INSTRUCTIONS FOR THE TASK
Exactly the lines from the one containing "The picture is" through the one containing "ax = fig.add_axes([0.106, 0.1168, 0.8685, 0.8568])" must be returned; include both ends and nothing else.

DATASET SECTION
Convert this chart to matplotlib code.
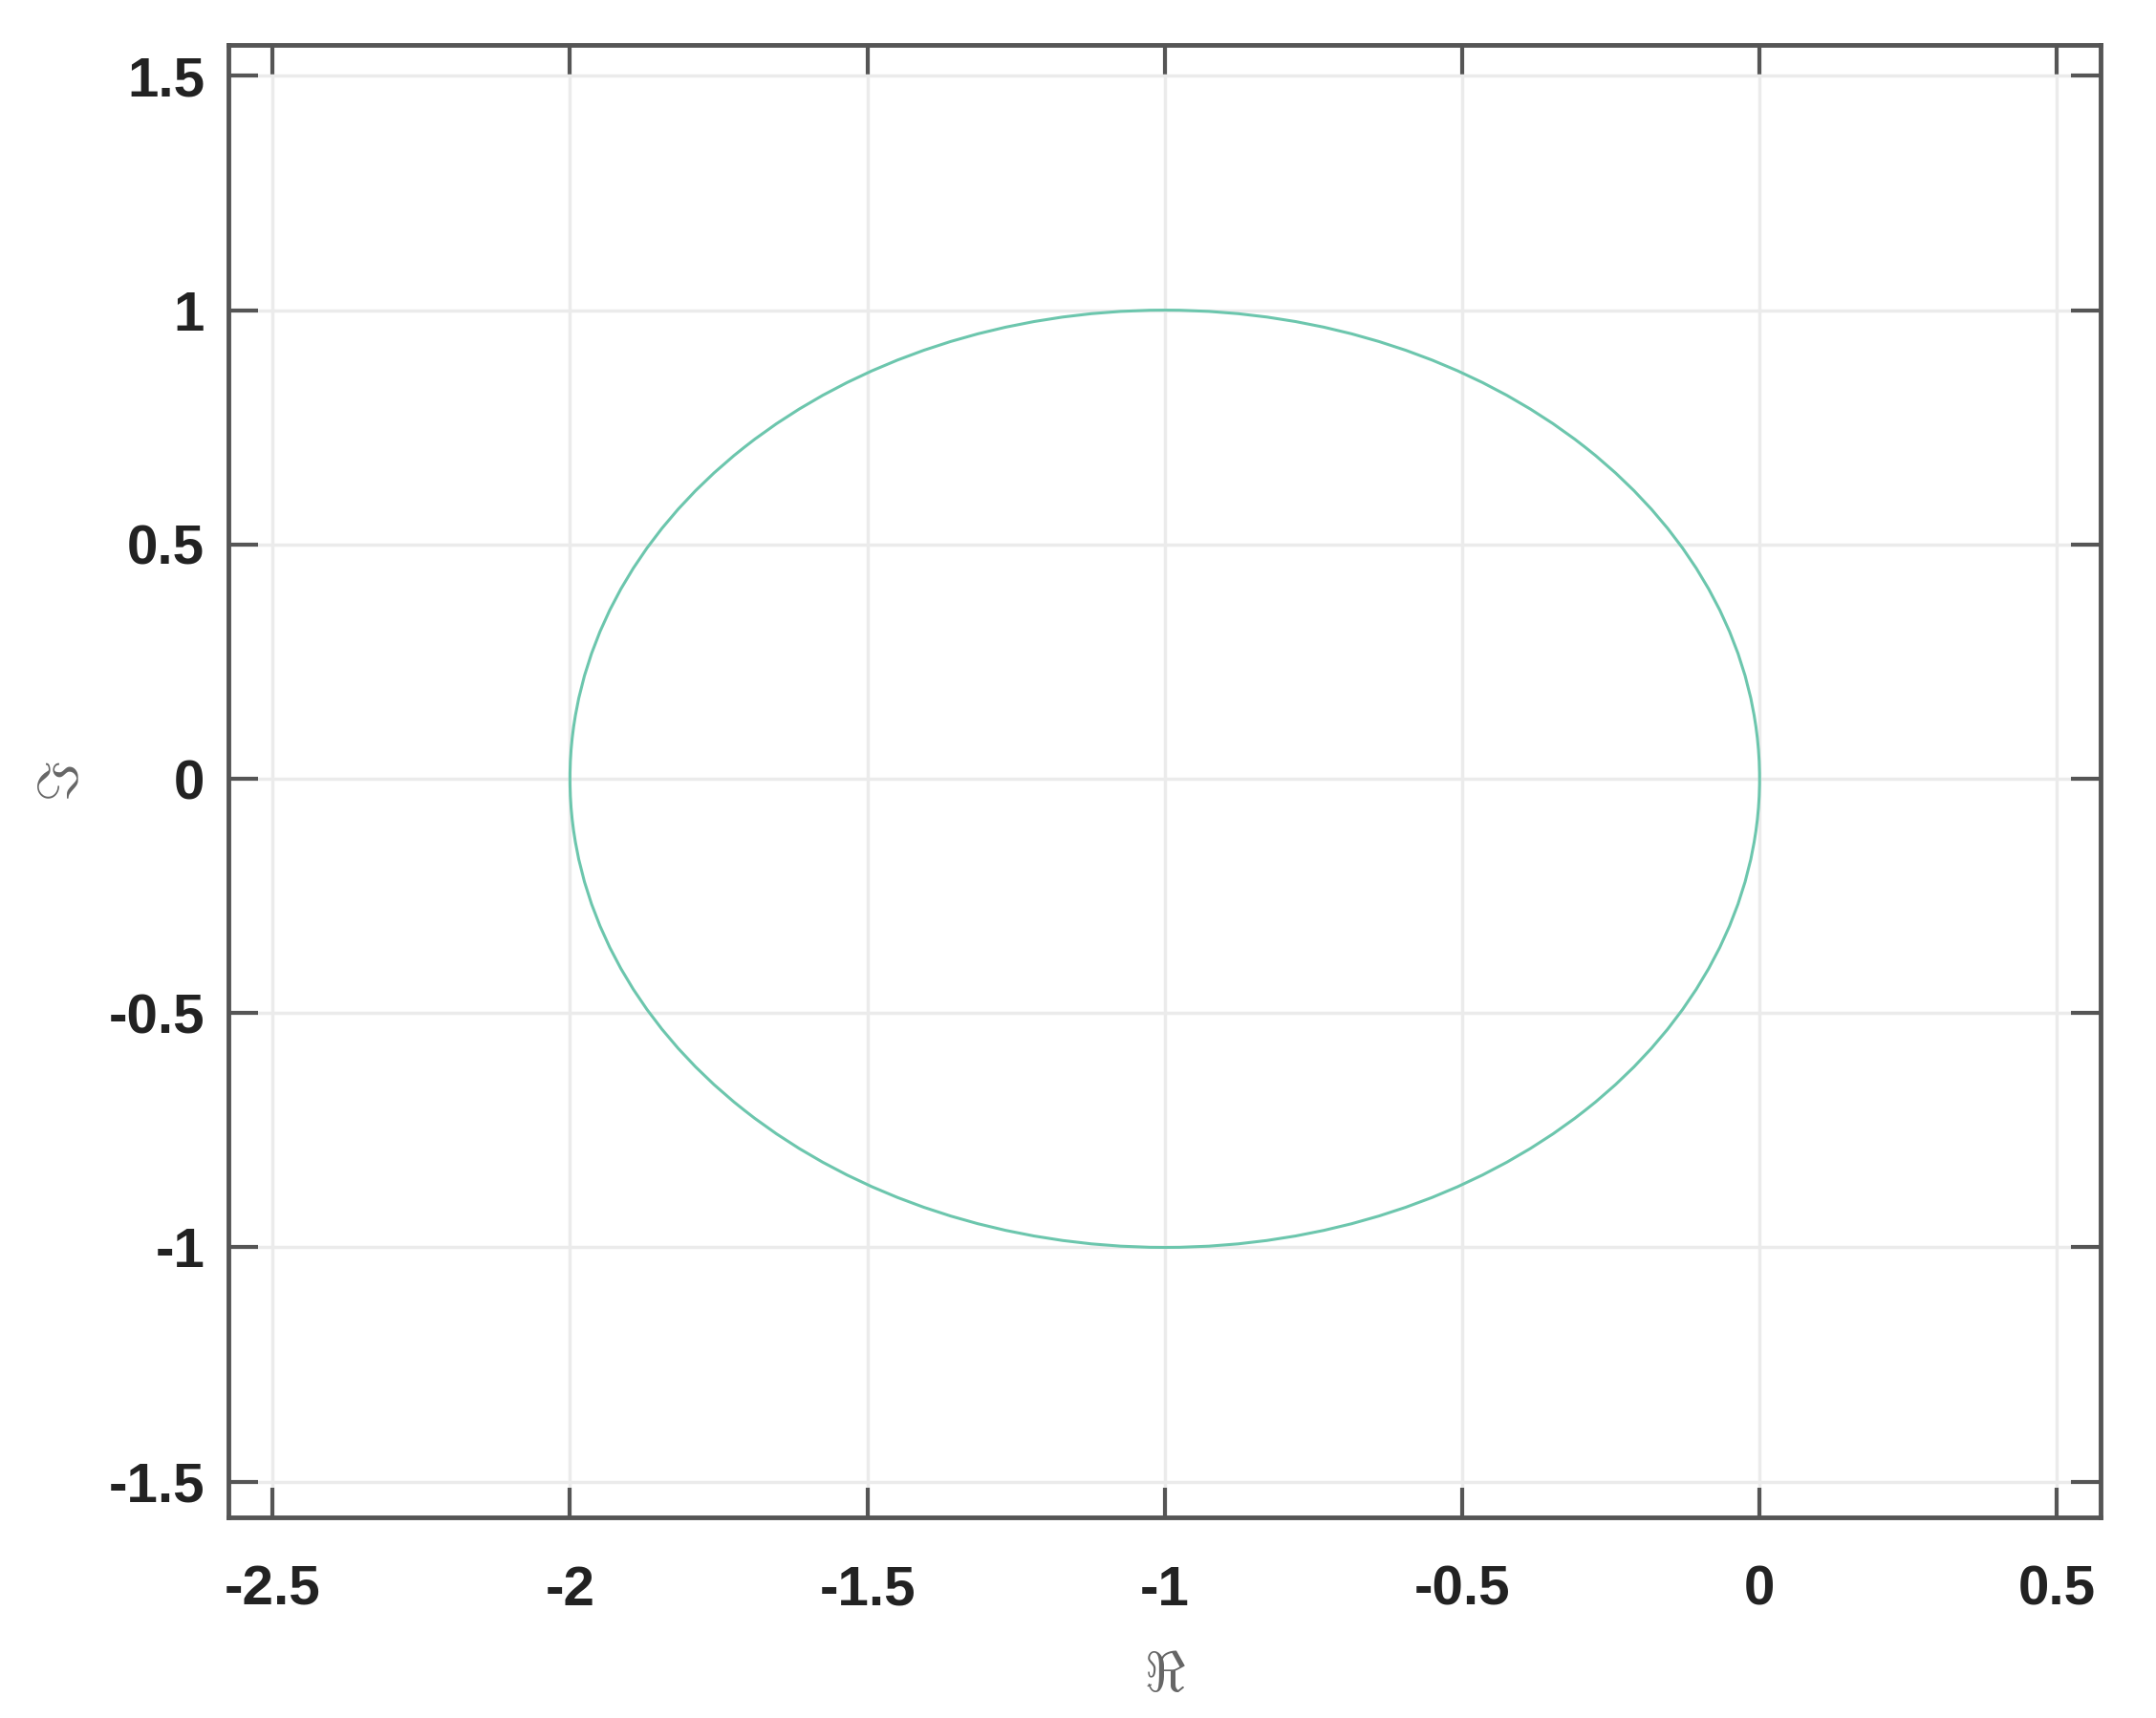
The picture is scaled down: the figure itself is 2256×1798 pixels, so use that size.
import numpy as np
import matplotlib
matplotlib.use("Agg")
from matplotlib import pyplot as plt
from matplotlib.patches import Circle

# circle data: center on the real axis, unit radius
center_re = -1.0
center_im = 0.0
radius = 1.0

xticks = [-2.5, -2, -1.5, -1, -0.5, 0, 0.5]
yticks = [-1.5, -1, -0.5, 0, 0.5, 1, 1.5]
xlim = (-2.574, 0.574)
ylim = (-1.576, 1.565)

plt.rcParams['font.family'] = ['Liberation Sans', 'DejaVu Sans']
plt.rcParams['mathtext.fontset'] = 'cm'

fig = plt.figure(figsize=(22.56, 17.98), dpi=100)
ax = fig.add_axes([0.106, 0.1168, 0.8685, 0.8568])

circ = Circle((center_re, center_im), radius, fill=False,
              edgecolor='#6cc6ad', linewidth=2.2)
ax.add_patch(circ)

ax.set_xlim(*xlim)
ax.set_ylim(*ylim)
ax.set_xticks(xticks)
ax.set_yticks(yticks)
ax.set_xticklabels([f"{t:g}" for t in xticks])
ax.set_yticklabels([f"{t:g}" for t in yticks])

ax.grid(True, color='#ebebeb', linewidth=2.5)
ax.set_axisbelow(True)
ax.tick_params(direction='in', length=22, width=3, color='#555555',
               top=True, right=True, labelsize=42, labelcolor='#222222')
ax.tick_params(axis='x', pad=36)
ax.tick_params(axis='y', pad=18)
for lab in ax.get_xticklabels() + ax.get_yticklabels():
    lab.set_fontweight('bold')
for sp in ax.spines.values():
    sp.set_linewidth(3.5)
    sp.set_color('#555555')

ax.set_xlabel(r'$\Re$', fontsize=42, color='#666666', labelpad=26)
ax.set_ylabel(r'$\Im$', fontsize=42, color='#666666', labelpad=14)

fig.savefig("out.png", dpi=100)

OUTPUT FOR THIS TASK
The picture is scaled down: the figure itself is 2256×1798 pixels, so use that size.
import numpy as np
import matplotlib
matplotlib.use("Agg")
from matplotlib import pyplot as plt
from matplotlib.patches import Circle

# circle data: center on the real axis, unit radius
center_re = -1.0
center_im = 0.0
radius = 1.0

xticks = [-2.5, -2, -1.5, -1, -0.5, 0, 0.5]
yticks = [-1.5, -1, -0.5, 0, 0.5, 1, 1.5]
xlim = (-2.574, 0.574)
ylim = (-1.576, 1.565)

plt.rcParams['font.family'] = ['Liberation Sans', 'DejaVu Sans']
plt.rcParams['mathtext.fontset'] = 'cm'

fig = plt.figure(figsize=(22.56, 17.98), dpi=100)
ax = fig.add_axes([0.106, 0.1168, 0.8685, 0.8568])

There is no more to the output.